Extract and list every line that contains the word "chart".
--- Begin The records ---
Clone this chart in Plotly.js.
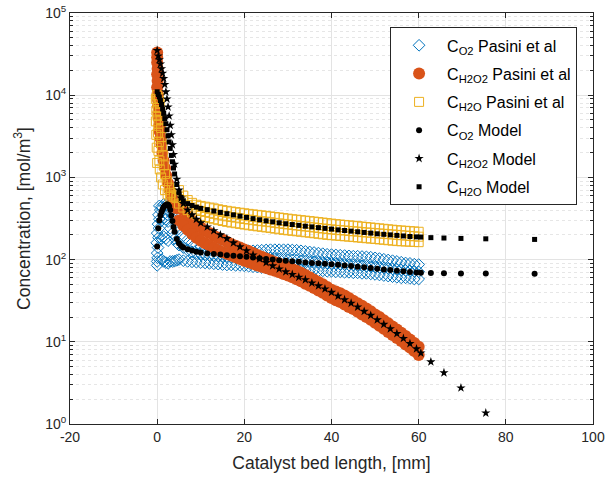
<!DOCTYPE html>
<html>
<head>
<meta charset="utf-8">
<script src="https://cdn.plot.ly/plotly-3.0.1.min.js"></script>
<style>html,body{margin:0;padding:0;background:#fff;}#chart{width:607px;height:481px;}</style>
</head>
<body>
<div id="chart"></div>
<script>
// ---- Experimental data (Pasini et al) ----
// flat region positions, mm
const expX = [5,6,7,8,9,10,11,12,13,14,15,16,17,18,19,20,21,22,23,24,25,26,27,28,29,30,31,32,33,34,35,36,37,38,39,40,41,42,43,44,45,46,47,48,49,50,51,52,53,54,55,56,57,58,59,60];

// O2 measured
const o2HeadX = [0,0,0.1,0,0.2,-0.1,0.3,0,0.4,0.2,0.5,0.3,0.7,0.5,1.0,1.0,1.0,1.0,1.5,1.5,1.5,1.5,2.0,2.0,2.0,2.0,2.5,2.5,2.5,2.5,3.0,3.0,3.0,3.5,3.5,3.5,4.0,4.0,4.0,4.5,4.5,4.5];
const o2HeadY = [85,95,105,120,140,160,185,210,240,270,310,350,400,450,440,300,180,100,470,320,190,95,460,310,180,92,430,290,170,90,380,240,95,340,210,95,300,180,96,250,160,98];
const o2Upper = [220,195,175,160,150,142,138,136,134,133,132,131,130,130,129,128,128,128,129,130,131,132,132,132,132,132,131,130,128,126,124,122,120,118,116,115,114,113,112,111,110,110,109,108,107,105,103,101,99,97,95,93,91,90,88,87];
const o2Mid   = [150,140,130,124,120,117,115,113,112,111,110,109,108,107,106,105,104,104,104,104,104,104,103,102,101,100,99,98,97,96,95,94,93,92,91,90,89,88,87,86,86,85,84,83,82,81,80,79,78,77,76,75,74,73,72,71];
const o2Lower = [100,97,95,94,93,92,91,90,89,88,87,86,86,85,85,84,83,82,81,80,79,79,78,78,77,77,76,76,75,75,74,74,73,73,72,72,71,71,70,70,69,69,68,68,67,66,65,64,63,62,61,60,60,59,58,58];

// H2O2 measured
const h2o2HeadX = [0,0,0,0.1,0,0.1,0,0.1,0.2,0.2,0.3,0.4,0.5,0.6,0.8,1.0,1.2,1.5,1.8,2.1,2.5,2.9,3.3,3.7,4.1,4.5];
const h2o2HeadY = [33000,29000,25000,21000,18000,15000,12500,10500,8800,7400,6200,5200,4300,3600,3000,2500,2000,1600,1300,1050,850,700,600,520,460,420];
const h2o2Upper = [480,400,340,300,270,245,225,210,195,185,175,165,155,147,140,133,127,120,114,108,103,98,93,89,85,81,77,73,69,65,61,57,53.5,50,46.5,43,41,39,36.5,34,31.5,29.5,27.5,25.5,23.5,21.5,20,18.3,16.8,15.4,14.1,12.9,11.8,10.7,9.7,8.7];
const h2o2Lower = [300,260,230,205,185,170,158,148,139,131,124,118,112,107,102,97,93,89,85,82,79,76,73,70,67,64,61,57.5,54.5,51,48,45,42,39.5,36.5,34,32,30.5,28.5,26.5,25,23.2,21.5,20,18.5,17,15.7,14.4,13.2,12.1,11.1,10.2,9.3,8.5,7.7,6.9];

// H2O measured
const h2oHeadX = [0,0.4,0.1,0.6,0.2,0.7,0.1,0.8,0.3,0.9,0.2,1.0,0.4,1.1,0.3,1.3,0.5,1.5,0.6,1.8,0.9,2.2,1.3,2.7,1.8,3.2,2.4,3.8,3.0,4.4,-0.3,-0.2,-0.3,-0.2,-0.1,0.0];
const h2oHeadY = [10000,9300,8500,7800,7000,6300,5600,5000,4500,4000,3500,3100,2700,2400,2100,1850,1600,1400,1250,1100,1000,900,820,750,700,650,620,600,580,560,9000,6500,4800,3300,2300,1500];
const h2oUpper = [700,600,530,490,465,450,440,430,420,410,400,392,385,378,372,366,360,355,350,345,340,335,330,325,320,315,310,306,302,298,294,290,286,282,278,274,270,267,264,261,258,255,252,249,246,243,240,237,234,231,228,226,224,222,220,218];
const h2oMid   = [580,510,460,430,405,390,380,370,360,352,343,336,330,324,318,312,307,302,297,293,289,285,280,276,272,268,264,260,256,253,250,246,242,239,236,233,230,228,226,223,221,219,216,214,212,210,208,206,204,202,200,198,196,194,192,190];
const h2oLower = [480,430,400,375,355,340,330,320,310,302,295,288,282,277,272,267,262,258,254,250,246,242,238,234,230,227,224,221,218,215,212,209,206,203,200,198,196,194,192,190,188,186,184,182,180,178,176,174,172,170,168,167,166,165,164,163];

// ---- Model ----
const mX = [0,0.25,0.5,0.75,1,1.25,1.5,1.75,2,2.25,2.5,2.75,3,3.25,3.5,3.75,4,4.5,5,5.5,6,7,8,9,10,11.5,13,14.5,16,17.5,19,20.5,22,23.5,25,26.5,28,29.5,31,32.5,34,35.5,37,38.5,40,41.5,43,44.5,46,47.5,49,50.5,52,53.5,55,56.5,58,59.5,60.5,62.8,65.8,69.7,75.4,86.6];
const mO2 = [144,240,300,345,380,410,435,452,463,470,466,445,400,345,295,250,218,178,158,146,140,134,129,125,122,119,117,115,113,111,109.5,108,106,104,102,100,98.5,97,95.5,94,92.5,91,90,89,88,86.5,85,83.5,82,80.5,79,77.5,76,74.5,73,72,70.5,69.5,69,68.5,68,67.8,67.6,67.4];
const mH2O2 = [35000,30000,27000,24000,21000,18500,16000,13500,11000,9000,7200,5600,4300,3300,2500,1900,1450,950,700,560,480,400,350,310,280,250,225,200,180,160,143,128,114,102,92,84,77,71,66,61,57,52,48,44,40,36,32.5,29.5,26.5,23.5,21,18.5,16.3,14.4,12.6,11,9.5,8.2,7.3,5.7,4.2,2.75,1.36,0.4];
const mH2O = [11000,10200,9500,8600,7700,6800,6000,5200,4500,3800,3200,2700,2250,1850,1550,1300,1100,820,650,570,520,480,455,435,420,405,390,375,362,350,338,326,315,305,296,288,280,273,267,261,255,250,245,240,235,230,226,222,218,214,210,206,203,200,197,194,191,189,188,185,183,181,179,176];

const legendNames = [
  'C<sub>O2</sub> Pasini et al',
  'C<sub>H2O2</sub> Pasini et al',
  'C<sub>H2O</sub> Pasini et al',
  'C<sub>O2</sub> Model',
  'C<sub>H2O2</sub> Model',
  'C<sub>H2O</sub> Model'
];
const xTicks = [-20,0,20,40,60,80,100];
const xTickText = ['-20','0','20','40','60','80','100'];
const yTicks = [1,10,100,1000,10000,100000];
const yTickText = ['10<sup>0</sup>','10<sup>1</sup>','10<sup>2</sup>','10<sup>3</sup>','10<sup>4</sup>','10<sup>5</sup>'];

const minorVals = [];
for (let d = 1; d < 100000; d *= 10) { for (let k = 2; k <= 9; k++) minorVals.push(d * k); }

const blue = '#0072BD', orange = '#D95319', yellow = '#EDB120';

const traces = [
  { name: legendNames[0], legendgroup: 'g1', type: 'scatter', mode: 'markers',
    x: o2HeadX.concat(expX, expX, expX), y: o2HeadY.concat(o2Upper, o2Mid, o2Lower),
    marker: { symbol: 'diamond-open', size: 9, color: blue, line: { width: 1, color: blue } } },
  { name: legendNames[1], legendgroup: 'g2', type: 'scatter', mode: 'markers',
    x: h2o2HeadX.concat(expX, expX), y: h2o2HeadY.concat(h2o2Upper, h2o2Lower),
    marker: { symbol: 'circle', size: 12, color: orange } },
  { name: legendNames[2], legendgroup: 'g3', type: 'scatter', mode: 'markers',
    x: h2oHeadX.concat(expX, expX, expX), y: h2oHeadY.concat(h2oUpper, h2oMid, h2oLower),
    marker: { symbol: 'square-open', size: 9, color: yellow, line: { width: 1, color: yellow } } },
  { name: legendNames[3], legendgroup: 'g4', type: 'scatter', mode: 'markers', x: mX, y: mO2,
    marker: { symbol: 'circle', size: 6, color: '#000' } },
  { name: legendNames[4], legendgroup: 'g5', type: 'scatter', mode: 'markers', x: mX, y: mH2O2,
    marker: { symbol: 'star', size: 7, color: '#000' } },
  { name: legendNames[5], legendgroup: 'g6', type: 'scatter', mode: 'markers', x: mX, y: mH2O,
    marker: { symbol: 'square', size: 5, color: '#000' } }
];

const fontFam = 'Liberation Sans, Arial, Helvetica, sans-serif';
const layout = {
  width: 607, height: 481,
  margin: { l: 70, r: 14, t: 13, b: 57 },
  paper_bgcolor: '#fff', plot_bgcolor: '#fff',
  font: { family: fontFam, color: '#262626', size: 14 },
  showlegend: true,
  legend: {
    x: 0.612, y: 0.965, xanchor: 'left', yanchor: 'top',
    bgcolor: '#fff', bordercolor: '#262626', borderwidth: 1,
    itemwidth: 46, tracegroupgap: 4.5,
    font: { family: fontFam, size: 16, color: '#000' }
  },
  xaxis: {
    range: [-20, 100], tickmode: 'array', tickvals: xTicks, ticktext: xTickText,
    showline: true, linecolor: '#262626', linewidth: 1, mirror: 'ticks',
    ticks: 'inside', ticklen: 5, tickcolor: '#262626',
    showgrid: true, gridcolor: '#e3e3e3', zeroline: false,
    tickfont: { size: 14, color: '#262626' },
    title: { text: 'Catalyst bed length, [mm]', font: { size: 17.5, color: '#262626' }, standoff: 12 }
  },
  yaxis: {
    type: 'log', range: [0, 5], tickmode: 'array', tickvals: yTicks, ticktext: yTickText,
    showline: true, linecolor: '#262626', linewidth: 1, mirror: 'ticks',
    ticks: 'inside', ticklen: 5, tickcolor: '#262626',
    showgrid: true, gridcolor: '#e3e3e3', zeroline: false,
    tickfont: { size: 14, color: '#262626' },
    minor: { tickmode: 'array', tickvals: minorVals, ticks: 'inside', ticklen: 3, tickcolor: '#262626',
             showgrid: true, gridcolor: '#e6e6e6', griddash: 'dot', gridwidth: 1 },
    title: { text: 'Concentration, [mol/m<sup>3</sup>]', font: { size: 17.5, color: '#262626' }, standoff: 10 }
  }
};

Plotly.newPlot('chart', traces, layout, { displayModeBar: false, staticPlot: true });
</script>
</body>
</html>
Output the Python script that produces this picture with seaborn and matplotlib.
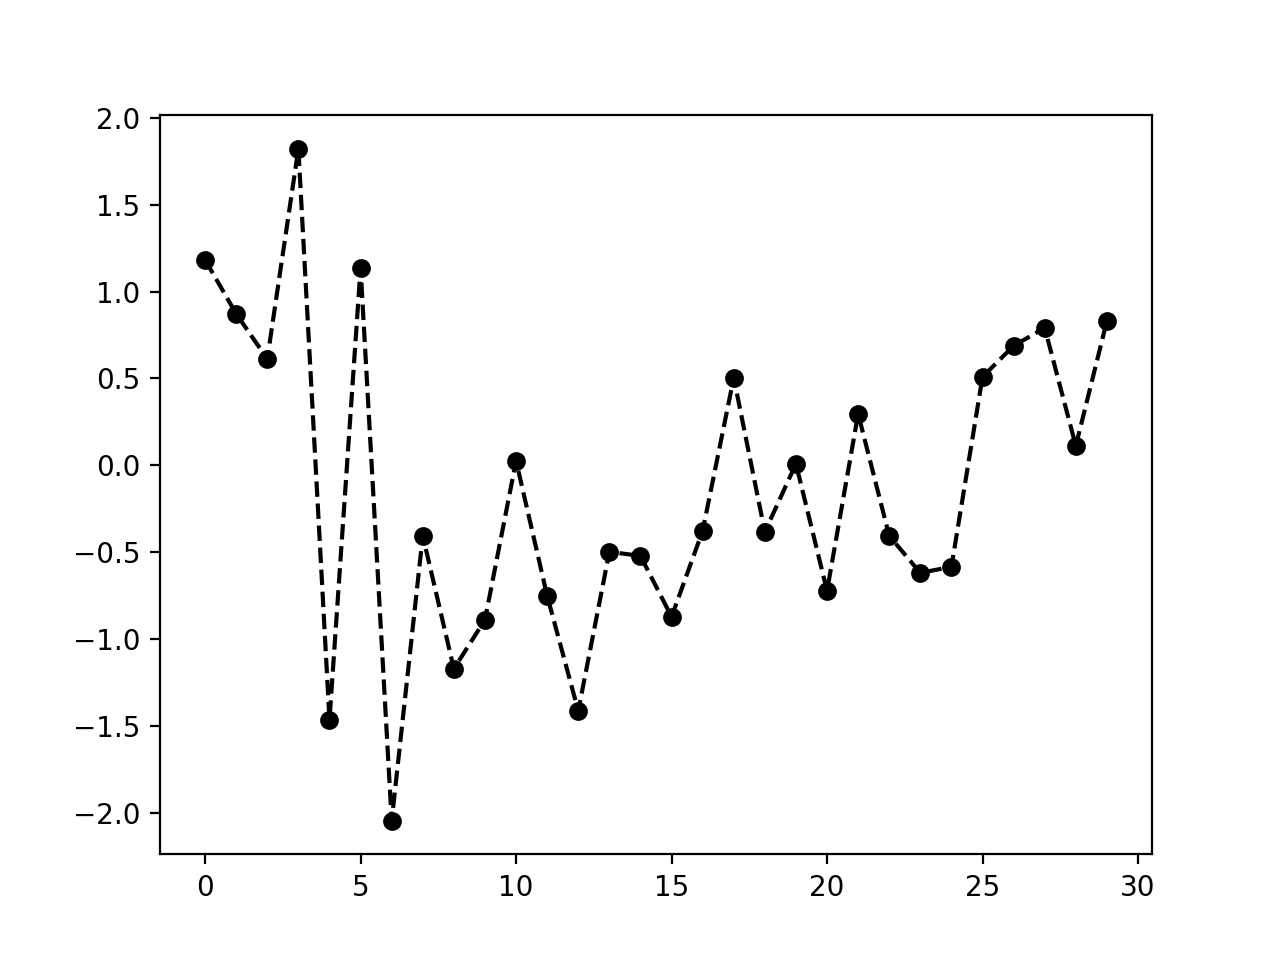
--- End The records ---
Final result:
Clone this chart in Plotly.js.
<style>html,body{margin:0;padding:0;background:#fff;}#chart{width:607px;height:481px;}</style>
<div id="chart"></div>
Plotly.newPlot('chart', traces, layout, { displayModeBar: false, staticPlot: true });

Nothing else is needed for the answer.